Dedicated to Deposits: Deals, Data, and Discussion

4 Different Certificate of Deposit Options


While the traditional certificate of deposit is the most popular type, there are other varieties of CDs being offered by financial institutions that are gaining popularity due to their flexibility. A traditional CD will still offer the highest yield in most situations, but you may find that the other certificate of deposit options are more suited for your needs.

Here are 4 Different Certificate of Deposit Options:

Traditional CD:

when people talk about CDs, chances are this is the savings product they are discussing. You deposit a specific amount of money for a specific period of time, in order to receive a fixed interest rate. When the CD reaches its maturity date (the predetermined date selected when you deposited the money) you would have the option to withdraw the money or roll it into a new CD for another term. Most banks and financial institutions will let you add more money during this roll over term, also. Removing money from a CD before it reaches maturity is costly, with penalties and lost of interest definite; and sometimes a loss of your principal deposit, as well.

Brokerage CD:

as the name implies, a brokerage CD is sold through a broker. Because banks using brokered certificate of deposits compete nationally, the rates are often higher than the CDs you can purchase from your local bank. Brokered CDs are also more liquid than a traditional certificate and can be traded like bonds, but when doing so – you can't be guaranteed you won't lose some of your money. Brokered certificates are insured by the FDIC, as long as you hold the certificate until it reaches it's maturity date.

Liquid CD:

if the idea of keeping your money in the bank for a certain period of time scares you, the liquid certificate may be a good option. These certificates allow you to withdraw money without penalty before the maturity date, but you probably have to maintain a minimum balance, and leave the money in the certificate for a minimum length of time before you can withdraw it without penalty. While it's possible to withdraw money from a liquid CD before the maturity date, there is likely to be a maximum allowed withdrawal limit placed on the account, which means you can't just pull money out of the CD as easily or conveniently as you might a savings account or checking account. Liquid CDs have lower rates of return than traditional or brokerage CDs.

Bump-Up CD:

one of the primary disadvantages of saving money in certificate of deposits is that you lock in the interest rate for a specific period of time. If you lock your money in for two years at the current rate, and interest rates go up during that time – you're not earning as much as you could be. A bump-up certificate of deposit typically allow you to get the higher rate one time per term; so if you lock in and discover six months later that the interest rates have gone up a half percent, you can call the bank and ask them to bump-up your rate for the rest of your certificate's term.

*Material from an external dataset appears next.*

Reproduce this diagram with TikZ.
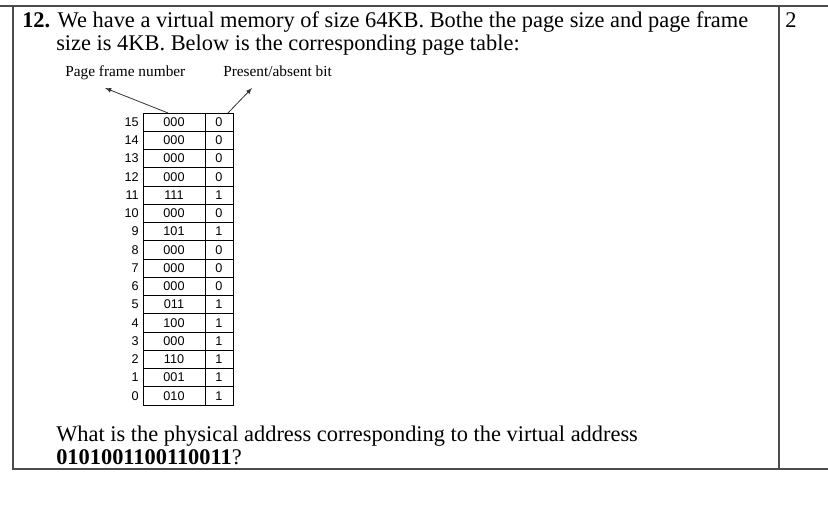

These four options are the most common types of certificate of deposit products. You also can choose from a zero-coupon certificate which lets you buy the CD at a discount compared to what the final value will be when the certificate matures and callable CDs, which could end up with a lower interest rate than what you started out with. Discuss your options with a trusted financial professional to determine which type of certificate of deposit is best for your needs.



Comments
1 Comments.


Comment #2 by Anonymous posted on
Anonymous
On a "reverse mortgage" who decides on what type of CD that is issued to the borrower?

Do I decide how much money I want to withdraw each month, or does the lender?

Who decides on what bank I will be using for the deposit.